Political insiders at the state Legislature and locally in San Diego have told me they were shocked San Diego’s mayor spent so much political capital on blocking the water district divorce. The mayor drew on the Democratic strongholds of major labor unions to speak out against Rainbow and Fallbrook’s move at local LAFCO meetings and at the capitol.
Republican lawmakers saw the struggle as big city San Diego meddling with the ability of more rural communities to control their destiny. Statewide agricultural organizations like the California Avocado Commission threw support behind Rainbow and Fallbrook. Then, even some Democratic state lawmakers broke rank and supported the rural water districts’ cause.
Ultimately, the Legislature gutted Boerner’s bill of its ability to affect Rainbow and Fallbrook’s divorce. It seemed all the pressure suddenly eased, like somebody that was pressing into a bruise had finally taken their finger away. Gov. Gavin Newsom eventually endorsed the new state law, which makes it much harder for water districts of the future to leave the same way.
What was left were a lot of people with renewed bitterness at the Water Authority and the city of San Diego’s actions. Smaller, less-powerful water districts watching from the sidelines started calling for a shake-up of the power structure of Water Authority votes.
Still, on Thursday, the Water Authority board voted to drop their lawsuit against Rainbow, Fallbrook and LAFCO opting instead to work out a settlement agreement.
Before the board went into closed session, Bebee said a changing of the guard at the Water Authority amid this struggle has been for the better. Dan Denham, formerly the assistant general manager at the Water Authority, took over as general manager from Sandy Kerl who retired in June just before the controversial LAFCO vote.
“I think he has a really good vision for where this organization needs to go,” Bebee said. “The issues of Fallbrook and Rainbow became a hurdle to getting there. I think there’s bigger issues here, as you can see in the vote of Fallbrook and Rainbow.”
(About 95 percent of voters in those communities were in favor of departing the Water Authority on Nov. 7.)
Katz, the board chair, agrees there are bigger issues than Rainbow and Fallbrook afoot. But the two mean different things.
“We have so much bigger issues that we’re making deals on,” Katz told Voice of San Diego.
San Diego has more water now than its customers need, Katz agrees. Denham told Voice of San Diego that the Water Authority’s old line – that local demand for water will be ever-rising – was wrong. But now the Water Authority’s leaders are hoping to attract investors or new customers for some of that water across the drying West. It’s already leveraged some of its flexibility to do so and sold a chunk of its Colorado River water back to Imperial Valley to help stock the Colorado River’s largest reservoir.
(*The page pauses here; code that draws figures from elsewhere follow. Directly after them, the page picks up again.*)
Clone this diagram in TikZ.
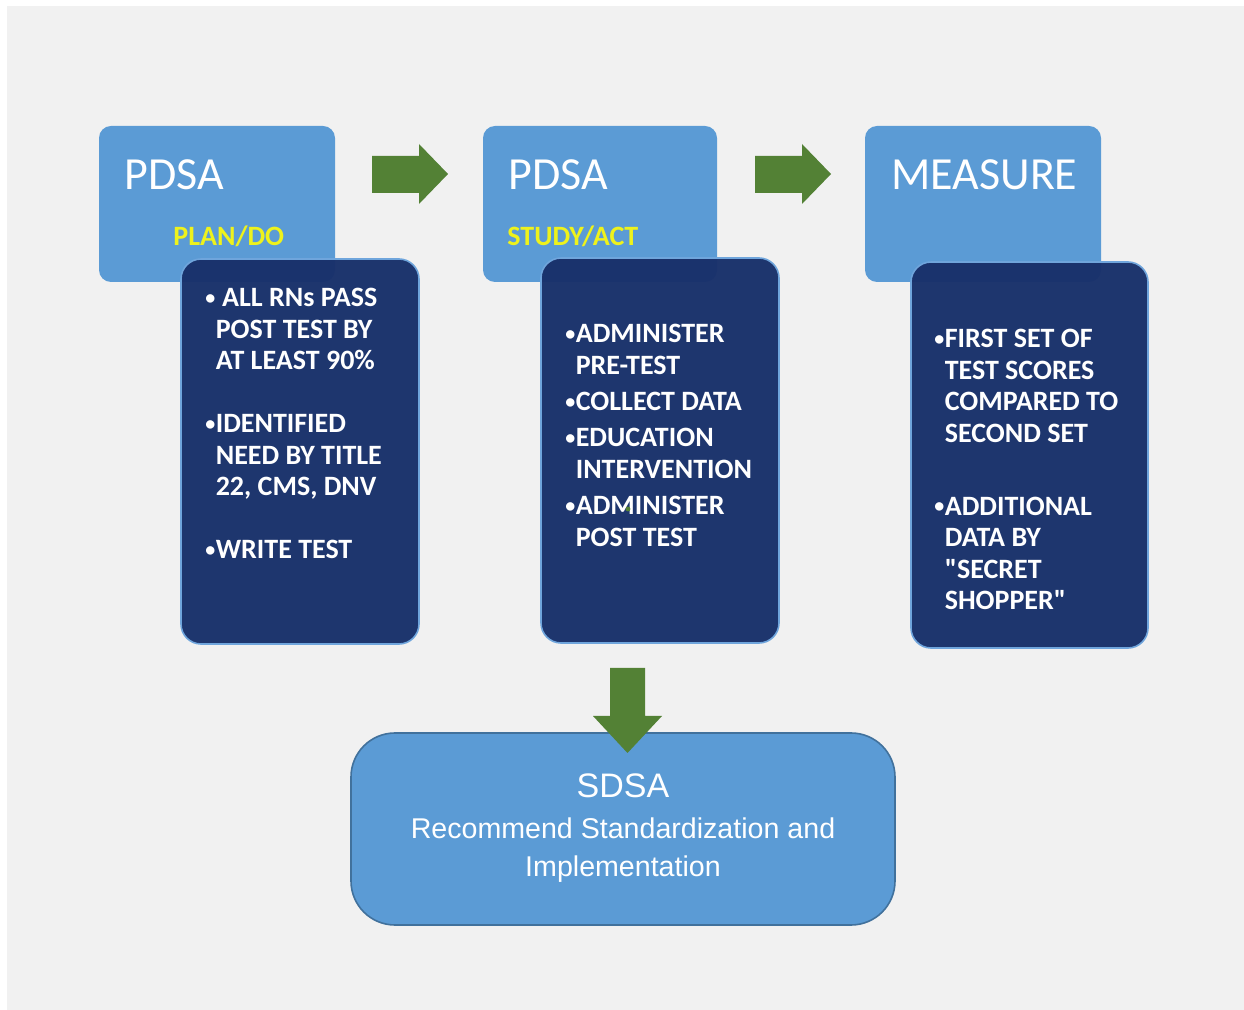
\documentclass[tikz,border=0pt]{standalone}
\usepackage{fontspec}
\newfontfamily\calfont{Carlito}
\newfontfamily\arfont{Liberation Sans}
\definecolor{lblue}{HTML}{5B9BD5}
\definecolor{navy}{HTML}{18306A}
\definecolor{grn}{HTML}{538135}
\definecolor{ylw}{HTML}{EEF21C}
\definecolor{bgray}{HTML}{F1F1F1}
\definecolor{bord}{HTML}{41719C}
\definecolor{dbord}{HTML}{6FA5DC}
\newcommand{\bu}{\makebox[5.2pt][l]{\raisebox{1.2pt}{\fontsize{10}{10}\selectfont •}}}
\newcommand{\hg}{\hspace*{5.2pt}}
\begin{document}
\begin{tikzpicture}[x=0.5pt,y=-0.5pt,
  lightbox/.style={fill=lblue, rounded corners=6pt, inner sep=0pt, outer sep=0pt, anchor=north west},
  darkbox/.style={fill=navy, fill opacity=0.97, draw=dbord, line width=0.8pt, rounded corners=10pt, inner sep=0pt, outer sep=0pt, anchor=north west},
  bigbox/.style={fill=lblue, draw=bord, line width=0.8pt, rounded corners=22pt, inner sep=0pt, outer sep=0pt, anchor=north west},
  titletxt/.style={font=\calfont\fontsize{23}{27}\selectfont, text=white, anchor=base west, inner sep=0pt},
  subtxt/.style={font=\calfont\bfseries\fontsize{14}{16}\selectfont, text=ylw, anchor=base west, inner sep=0pt},
  bultxt/.style={text=white, align=left, anchor=north west, inner sep=0pt},
  garrow/.style={fill=grn}
]
\useasboundingbox (0,0) rectangle (1244,1010);
\fill[white] (0,0) rectangle (1244,1010);
\fill[bgray] (7,6) rectangle (1244,1010);

% light header boxes
\node[lightbox, minimum width=118pt, minimum height=78pt] (l1) at (99,126) {};
\node[lightbox, minimum width=117pt, minimum height=78pt] (l2) at (483,126) {};
\node[lightbox, minimum width=118pt, minimum height=78pt] (l3) at (865,126) {};

% dark content boxes
\node[darkbox, minimum width=119pt, minimum height=192.5pt] (d1) at (181,259) {};
\node[darkbox, minimum width=119pt, minimum height=192.5pt] (d2) at (541,258) {};
\node[darkbox, minimum width=118.5pt, minimum height=193pt] (d3) at (911,262) {};

% titles
\node[titletxt] (t1) at (124,190) {PDSA};
\node[subtxt] (s1) at (173,246) {PLAN/DO};
\node[titletxt] (t2) at (508,190) {PDSA};
\node[subtxt] (s2) at (507,246) {STUDY/ACT};
\node[titletxt] (t3) at (891,190) {MEASURE};

% bullet texts
\node[bultxt, font=\calfont\bfseries\fontsize{14}{15.75}\selectfont] (b1) at (205,288)
 {\bu\ ALL RNs PASS\\\hg POST TEST BY\\\hg AT LEAST 90\%\\[15.75pt]%
  \bu IDENTIFIED\\\hg NEED BY TITLE\\\hg 22, CMS, DNV\\[15.75pt]%
  \bu WRITE TEST};
\node[bultxt, font=\calfont\bfseries\fontsize{14}{16}\selectfont] (b2) at (565,324)
 {\bu ADMINISTER\\\hg PRE-TEST\\[2pt]\bu COLLECT DATA\\[2pt]%
  \bu EDUCATION\\\hg INTERVENTION\\[2pt]\bu ADMINISTER\\\hg POST TEST};
\node[bultxt, font=\calfont\bfseries\fontsize{14}{15.75}\selectfont] (b3) at (934,329)
 {\bu FIRST SET OF\\\hg TEST SCORES\\\hg COMPARED TO\\\hg SECOND SET\\[20.75pt]%
  \bu ADDITIONAL\\\hg DATA BY\\\hg "SECRET\\\hg SHOPPER"};
\fill[grn] (628,509) circle (1.2pt);

% bottom box
\node[bigbox, minimum width=272pt, minimum height=96pt] (sd) at (351,733) {};
\node[font=\arfont\fontsize{17}{20}\selectfont, text=white, anchor=base, inner sep=0pt] (sdt) at (623,798) {SDSA};
\node[font=\arfont\fontsize{14.3}{19}\selectfont, text=white, align=center, anchor=north, inner sep=0pt] (sds) at (623,817)
 {Recommend Standardization and\\Implementation};

% green block arrows
\fill[garrow] (372,156) -- (419,156) -- (419,144) -- (448,174) -- (419,204) -- (419,193) -- (372,193) -- cycle;
\fill[garrow] (755,156) -- (802,156) -- (802,144) -- (831,174) -- (802,204) -- (802,193) -- (755,193) -- cycle;
\fill[garrow] (610,668) -- (645,668) -- (645,716) -- (662,716) -- (627.5,753) -- (593,716) -- (610,716) -- cycle;
\end{tikzpicture}
\end{document}
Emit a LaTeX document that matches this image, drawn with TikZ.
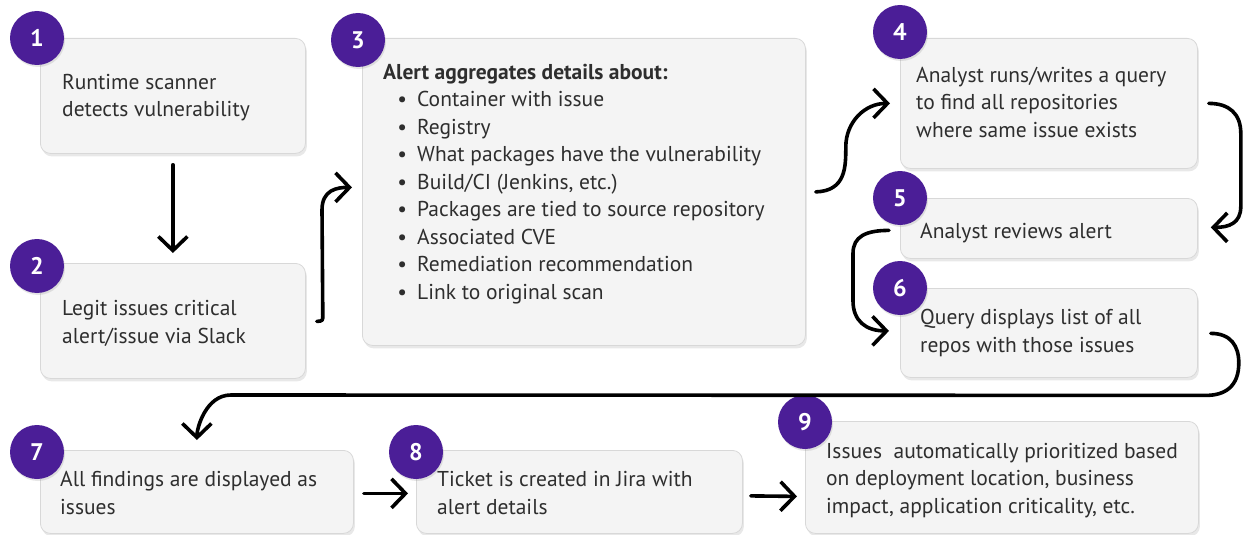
\documentclass[tikz,border=0pt]{standalone}
\usepackage{fontspec}
\setmainfont{PT Sans}
\usetikzlibrary{arrows.meta,shadows,calc}
\definecolor{badgecol}{HTML}{4B1E97}
\definecolor{boxfill}{HTML}{F4F4F4}
\definecolor{boxline}{HTML}{D8D8D8}
\definecolor{txt}{HTML}{2E2E2E}
\tikzset{
  stepbox/.style={draw=boxline, fill=boxfill, rounded corners=10pt, line width=0.8pt,
    inner sep=0pt, anchor=north west,
    drop shadow={opacity=0.18, shadow xshift=1.5pt, shadow yshift=-3pt}},
  badge/.style={circle, fill=badgecol, minimum size=54pt, inner sep=0pt, text=white,
    font=\fontsize{24}{24}\selectfont\bfseries,
    drop shadow={opacity=0.2, shadow xshift=1pt, shadow yshift=-2pt}},
  lbl/.style={anchor=base west, inner sep=0pt, text=txt, align=left,
    font=\fontsize{21.5}{27.5}\selectfont},
  flow/.style={line width=3.6pt, line cap=round, line join=round,
    -{Straight Barb[length=14pt,width=29pt,line width=3.6pt]}},
}
\begin{document}
\begin{tikzpicture}[x=1pt,y=-1pt]
\useasboundingbox (0,0) rectangle (1243,535);
% boxes
\node[stepbox, minimum width=265pt, minimum height=115pt] (b1) at (40,38) {};
\node[stepbox, minimum width=265pt, minimum height=115pt] (b2) at (40,263) {};
\node[stepbox, minimum width=443pt, minimum height=307pt] (b3) at (362,38) {};
\node[stepbox, minimum width=297pt, minimum height=130pt] (b4) at (900,38) {};
\node[stepbox, minimum width=297pt, minimum height=60pt] (b5) at (900,198) {};
\node[stepbox, minimum width=297pt, minimum height=89pt] (b6) at (900,288) {};
\node[stepbox, minimum width=313pt, minimum height=83pt] (b7) at (40,450) {};
\node[stepbox, minimum width=326pt, minimum height=83pt] (b8) at (416,450) {};
\node[stepbox, minimum width=393pt, minimum height=112pt] (b9) at (805,421) {};
% texts (anchor = baseline of the last line)
\node[lbl] (t1) at (62,117) {Runtime scanner\\detects vulnerability};
\node[lbl] (t2) at (62,343) {Legit issues critical\\alert/issue via Slack};
\node[lbl] (t3) at (383,299) {\textbf{Alert aggregates details about:}\\
\hspace*{34pt}\llap{•\hspace{10pt}}Container with issue\\
\hspace*{34pt}\llap{•\hspace{10pt}}Registry\\
\hspace*{34pt}\llap{•\hspace{10pt}}What packages have the vulnerability\\
\hspace*{34pt}\llap{•\hspace{10pt}}Build/CI (Jenkins, etc.)\\
\hspace*{34pt}\llap{•\hspace{10pt}}Packages are tied to source repository\\
\hspace*{34pt}\llap{•\hspace{10pt}}Associated CVE\\
\hspace*{34pt}\llap{•\hspace{10pt}}Remediation recommendation\\
\hspace*{34pt}\llap{•\hspace{10pt}}Link to original scan};
\node[lbl] (t4) at (916,137) {Analyst runs/writes a query\\to find all repositories\\where same issue exists};
\node[lbl] (t5) at (920,238) {Analyst reviews alert};
\node[lbl] (t6) at (920,352) {Query displays list of all\\repos with those issues};
\node[lbl] (t7) at (60,514) {All findings are displayed as\\issues};
\node[lbl] (t8) at (437,514) {Ticket is created in Jira with\\alert details};
\node[lbl] (t9) at (826,513) {Issues\ \ automatically prioritized based\\on deployment location, business\\impact, application criticality, etc.};
% badges
\node[badge] (n1) at (37,38) {1};
\node[badge] (n2) at (37,266) {2};
\node[badge] (n3) at (358,40) {3};
\node[badge] (n4) at (900,32) {4};
\node[badge] (n5) at (900,198) {5};
\node[badge] (n6) at (900,288) {6};
\node[badge] (n7) at (37,452) {7};
\node[badge] (n8) at (416,452) {8};
\node[badge] (n9) at (805,422) {9};
% connectors
\draw[flow] ($(b1.south)+(0,11)$) -- ($(b2.north)+(0,-10)$);
\draw[flow] ($(b2.east)+(11,0.5)$) .. controls +(6,0) and +(0,4) .. ($(b2.east)+(17,-5)$)
  -- ($(b3.west)+(-40,18)$) .. controls +(0,-20) and +(-15,0) .. ($(b3.west)+(-10,-4.5)$);
\draw[flow] ($(b3.east)+(10,0)$) .. controls +(30,-1) and +(0,20) .. ($(b3.east)+(40,-45)$)
  .. controls +(0,-25) and +(-25,0) .. ($(b4.west)+(-10,0)$);
\draw[flow] ($(b4.east)+(11,0)$) .. controls +(20,0) and +(0,-20) .. ($(b4.east)+(43,30)$)
  -- ($(b5.east)+(43,-22)$) .. controls +(0,17) and +(18,0) .. ($(b5.east)+(13,-1)$);
\draw[flow] ($(b5.west)+(-11,2)$) .. controls +(-23,0) and +(0,-17) .. ($(b5.west)+(-47,25)$)
  -- ($(b6.west)+(-47,-32)$) .. controls +(0,20) and +(-23,0) .. ($(b6.west)+(-11,-2)$);
\draw[flow] ($(b6.east)+(13,0.5)$) .. controls +(20,0) and +(0,-17) .. ($(b6.east)+(41,30)$)
  .. controls +(0,23) and +(20,0) .. ($(b6.east)+(8,62.5)$)
  -- ($(b7.north)+(34,-55)$) .. controls +(-25,0) and +(0,-12) .. ($(b7.north)+(0,-10)$);
\draw[flow] ($(b7.east)+(10,1.5)$) -- ($(b8.west)+(-8,1.5)$);
\draw[flow] ($(b8.east)+(8,4)$) -- ($(b9.west)+(-8,19)$);
\end{tikzpicture}
\end{document}
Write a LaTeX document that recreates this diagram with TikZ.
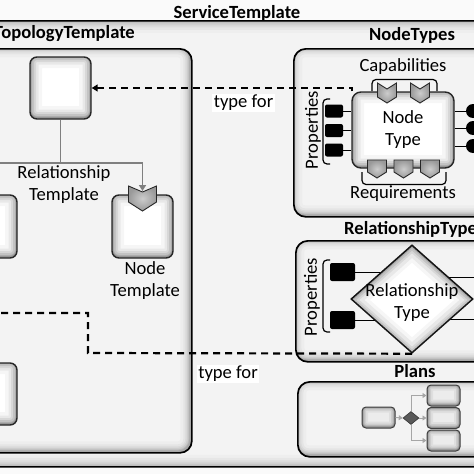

Bebee and Kennedy have been saying that the Water Authority over-committed on supplies for years. The city of San Diego quietly agrees – and has been pushing the Water Authority to study whether it should sell-off some of its contracted and more expensive water supplies to save money.
“While their late to come to the realization I appreciate the water authority leadership is finally recognizing the situation they’re instead of saying this isn’t happening,” said former general manager Tom Kennedy, who retired Oct. 4 from Rainbow Municipal Water District.